3. Tax the Wealthy Fairly: $79 billion per year. Our rigged tax code lets CEOs pay a lower tax rate than their secretaries do (as Warren Buffett keeps pointing out). The proposed Fairness in Taxation Act (HR 1124) would address this by adding five additional tax brackets for incomes over $1 million.

These three policy changes would go a long way toward making our society more equal, and that means better health, too. There is a terrific body of global evidence, a lot of it compiled by British researchers Richard Wilkinson and Kate Pickett, that more equal societies are much healthier. People at all income levels live longer; they are more fulfilled; and there is less violence. The United States, a relatively equal society as recently as the 1970s, is now off the charts in terms of wealth and income inequality. It doesn’t have to be that way. Just as we created a more just and vibrant economy and a strong middle class through fair taxes between 1940 and 1980, we can do it again through progressive taxation.

More Green, Less Pollution

The second source of revenue would make the economy more green, a key imperative in a world where the environmental crisis is now as deep as the economic one. We found two simple ways to raise revenues and help save the environment.

4. Tax Pollution: $75 billion per year. A tax on the carbon content of fossil fuels would reduce our dependence on oil while cutting air pollution and emissions of greenhouse gases. And, as economist Robert Frank pointed out on August 25 in The New York Times, “News that a carbon tax was coming would create a stampede to develop energy-saving technologies.”

5. End Fossil Fuel Subsidies: $12 billion per year. This call should unite left and right. Why would anyone want to maintain a giant government subsidy to an industry that is the world’s major contributor to fossil-fuel emissions? 350.org has made this a centerpiece of their work. We should be able to win this.

More Savings, Less War

Finally, there are simple ways to cut the military while making the country and the world more secure. More than half of government discretionary spending now goes to the military. Congress has long avoided cuts, in part because they equate military spending with jobs, but IPS has pointed out that almost every other industry employs more workers per dollar than the military. Plus, there is now bipartisan support for two sets of significant cuts.

6. End Military Waste: $109 billion per year. A broad spectrum of experts has found over $100 billion a year in waste that could be eliminated with no sacrifice in security. Three recent commissions, two of them bi-partisan, have recommended roughly $1 trillion in military cuts over 10 years.

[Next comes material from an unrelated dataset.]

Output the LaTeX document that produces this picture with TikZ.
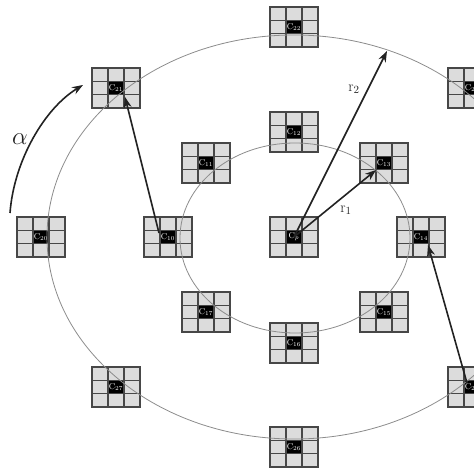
\documentclass[tikz,border=0pt]{standalone}
\usetikzlibrary{arrows.meta,calc}
\tikzset{
  cellbox/.style={draw=none,fill=cellgrey,minimum width=48pt,minimum height=40pt,inner sep=0pt,outer sep=0pt},
  gridline/.style={draw=gridgrey,line width=1.3pt},
  celllab/.style={text=white,font=\fontsize{8.5}{9}\selectfont,inner sep=0pt},
  ring/.style={draw=ringgrey,line width=0.8pt},
  arr/.style={draw=arrowdark,line width=1.6pt,-{Stealth[length=11pt,width=8pt]}},
  rlab/.style={font=\fontsize{15}{17}\selectfont,text=arrowdark,inner sep=0pt},
}
\definecolor{cellgrey}{HTML}{DCDCDC}
\definecolor{gridgrey}{HTML}{474747}
\definecolor{ringgrey}{HTML}{8C8C8C}
\definecolor{arrowdark}{HTML}{222222}
\newcommand\mycell[4]{%
  \node[cellbox] (#1) at (#2,#3) {};
  \fill[black] ({#2-8},{#3-6.67}) rectangle ({#2+8},{#3+6.67});
  \draw[gridline] ({#2-24},{#3-20}) rectangle ({#2+24},{#3+20});
  \draw[gridline] ({#2-8},{#3-20}) -- ({#2-8},{#3+20});
  \draw[gridline] ({#2+8},{#3-20}) -- ({#2+8},{#3+20});
  \draw[gridline] ({#2-24},{#3-6.67}) -- ({#2+24},{#3-6.67});
  \draw[gridline] ({#2-24},{#3+6.67}) -- ({#2+24},{#3+6.67});
  \node[celllab] at (#1.center) {C$_{#4}$};
}
\begin{document}
\begin{tikzpicture}[x=1pt,y=-1pt]
\useasboundingbox (0,0) rectangle (474,470);
\clip (0,0) rectangle (474,470);
% cells
\mycell{Cp}{294}{237}{p}
\mycell{C10}{168}{237}{10}
\mycell{C11}{206}{163}{11}
\mycell{C12}{294}{132}{12}
\mycell{C13}{384}{163}{13}
\mycell{C14}{421}{237}{14}
\mycell{C15}{384}{312}{15}
\mycell{C16}{294}{343}{16}
\mycell{C17}{206}{312}{17}
\mycell{C20}{41}{237}{20}
\mycell{C21}{116}{88}{21}
\mycell{C22}{294}{27}{22}
\mycell{C23}{472}{88}{23}
\mycell{C25}{472}{387}{25}
\mycell{C26}{294}{447}{26}
\mycell{C27}{116}{387}{27}
% rings
\coordinate (ctr) at (294,237);
\draw[ring] (295,238) ellipse [x radius=115pt, y radius=95pt];
\draw[ring] (ctr) ellipse [x radius=247pt, y radius=202pt];
% arrows
\coordinate (r2end) at (387,51);
\coordinate (r1end) at (376,170);
\coordinate (s10) at (159,233);
\coordinate (e21) at (125,97);
\coordinate (s25) at (467,383);
\coordinate (e14) at (428,245);
\draw[arr] (Cp.center) -- (r2end);
\draw[arr] (Cp.center) -- (r1end);
\draw[arr] (s10) -- (e21);
\draw[arr] (s25) -- (e14);
\node[rlab] (lr2) at (354,89) {r$_2$};
\node[rlab] (lr1) at (346,210) {r$_1$};
% alpha arc
\coordinate (a0) at (10,213);
\coordinate (a1) at (83,85);
\draw[arr] (a0) .. controls (14,160) and (45,108) .. (a1);
\node[font=\fontsize{27}{29}\selectfont,text=arrowdark,inner sep=0pt] (alpha) at (20,139) {$\alpha$};
\end{tikzpicture}
\end{document}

7. Close a third of our overseas bases and our Iraq operations: $21 billion per year. Over two decades after the Cold War ended, the United States still maintains roughly 1,000 military installations in other countries. A majority of the President’s own deficit commission, which includes three Republican senators—the National Commission on Financial Responsibility and Reform—backed a proposal to close one third of our overseas military bases.

These seven simple steps would raise close to $550 billion a year. They would quickly erase the fiscal deficit and return the country to a healthy budget surplus. There would be hundreds of billions left to invest in key sectors that could make the country more secure, more green, and more equitable: care jobs, green jobs, infrastructure jobs.

In other words, this plan could help erase the nation’s dangerous social and environmental deficits.

Many groups—from Jobs with Justice to National People’s Action to the AFL-CIO—are organizing to counter a push by the Right to use the deficit crisis to shred social programs and our nation’s safety net. Let’s up the ante and spread the message. America is not broke. We have plenty of resources to rebuild shared prosperity in the U.S.